● **REQUIRED TASK**: Set the listing down unchanged, minus every embedded image.

** Start **

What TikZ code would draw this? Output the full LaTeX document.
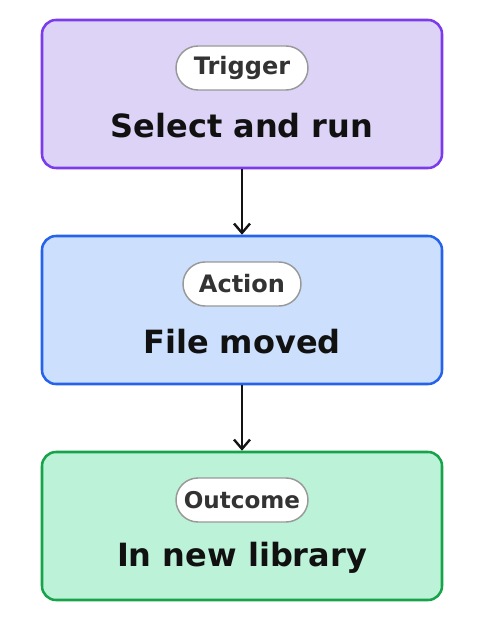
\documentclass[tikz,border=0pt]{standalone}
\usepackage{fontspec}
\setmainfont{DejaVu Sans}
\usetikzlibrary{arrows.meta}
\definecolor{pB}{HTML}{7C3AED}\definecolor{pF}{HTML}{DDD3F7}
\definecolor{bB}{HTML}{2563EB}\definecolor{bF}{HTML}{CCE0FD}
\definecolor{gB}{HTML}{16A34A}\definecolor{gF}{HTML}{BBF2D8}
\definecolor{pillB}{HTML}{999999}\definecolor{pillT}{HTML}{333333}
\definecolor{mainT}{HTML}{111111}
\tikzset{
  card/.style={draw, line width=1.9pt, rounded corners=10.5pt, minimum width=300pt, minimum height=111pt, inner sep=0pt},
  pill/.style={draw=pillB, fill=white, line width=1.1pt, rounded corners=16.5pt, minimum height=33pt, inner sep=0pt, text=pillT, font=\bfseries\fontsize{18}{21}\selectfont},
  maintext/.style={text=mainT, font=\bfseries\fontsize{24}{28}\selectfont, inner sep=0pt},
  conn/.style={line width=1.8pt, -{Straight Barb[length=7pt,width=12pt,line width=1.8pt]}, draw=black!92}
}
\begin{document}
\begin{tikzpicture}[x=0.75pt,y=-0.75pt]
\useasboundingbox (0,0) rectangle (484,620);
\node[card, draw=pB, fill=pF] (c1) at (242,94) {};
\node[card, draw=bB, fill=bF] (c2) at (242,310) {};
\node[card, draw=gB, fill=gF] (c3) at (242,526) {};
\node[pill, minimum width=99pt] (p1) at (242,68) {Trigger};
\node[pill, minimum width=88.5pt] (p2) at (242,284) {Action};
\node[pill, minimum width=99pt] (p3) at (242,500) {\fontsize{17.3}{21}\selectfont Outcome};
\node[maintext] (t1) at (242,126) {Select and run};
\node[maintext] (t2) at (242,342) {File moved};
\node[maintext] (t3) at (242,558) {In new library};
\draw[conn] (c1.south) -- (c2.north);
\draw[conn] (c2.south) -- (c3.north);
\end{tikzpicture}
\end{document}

** End **

● **REPLY TO THE EXERCISE**:
What TikZ code would draw this? Output the full LaTeX document.
\documentclass[tikz,border=0pt]{standalone}
\usepackage{fontspec}
\setmainfont{DejaVu Sans}
\usetikzlibrary{arrows.meta}
\definecolor{pB}{HTML}{7C3AED}\definecolor{pF}{HTML}{DDD3F7}
\definecolor{bB}{HTML}{2563EB}\definecolor{bF}{HTML}{CCE0FD}
\definecolor{gB}{HTML}{16A34A}\definecolor{gF}{HTML}{BBF2D8}
\definecolor{pillB}{HTML}{999999}\definecolor{pillT}{HTML}{333333}
\definecolor{mainT}{HTML}{111111}
\tikzset{
  card/.style={draw, line width=1.9pt, rounded corners=10.5pt, minimum width=300pt, minimum height=111pt, inner sep=0pt},
  pill/.style={draw=pillB, fill=white, line width=1.1pt, rounded corners=16.5pt, minimum height=33pt, inner sep=0pt, text=pillT, font=\bfseries\fontsize{18}{21}\selectfont},
  maintext/.style={text=mainT, font=\bfseries\fontsize{24}{28}\selectfont, inner sep=0pt},
  conn/.style={line width=1.8pt, -{Straight Barb[length=7pt,width=12pt,line width=1.8pt]}, draw=black!92}
}
\begin{document}
\begin{tikzpicture}[x=0.75pt,y=-0.75pt]
\useasboundingbox (0,0) rectangle (484,620);
\node[card, draw=pB, fill=pF] (c1) at (242,94) {};
\node[card, draw=bB, fill=bF] (c2) at (242,310) {};
\node[card, draw=gB, fill=gF] (c3) at (242,526) {};
\node[pill, minimum width=99pt] (p1) at (242,68) {Trigger};
\node[pill, minimum width=88.5pt] (p2) at (242,284) {Action};
\node[pill, minimum width=99pt] (p3) at (242,500) {\fontsize{17.3}{21}\selectfont Outcome};
\node[maintext] (t1) at (242,126) {Select and run};
\node[maintext] (t2) at (242,342) {File moved};
\node[maintext] (t3) at (242,558) {In new library};
\draw[conn] (c1.south) -- (c2.north);
\draw[conn] (c2.south) -- (c3.north);
\end{tikzpicture}
\end{document}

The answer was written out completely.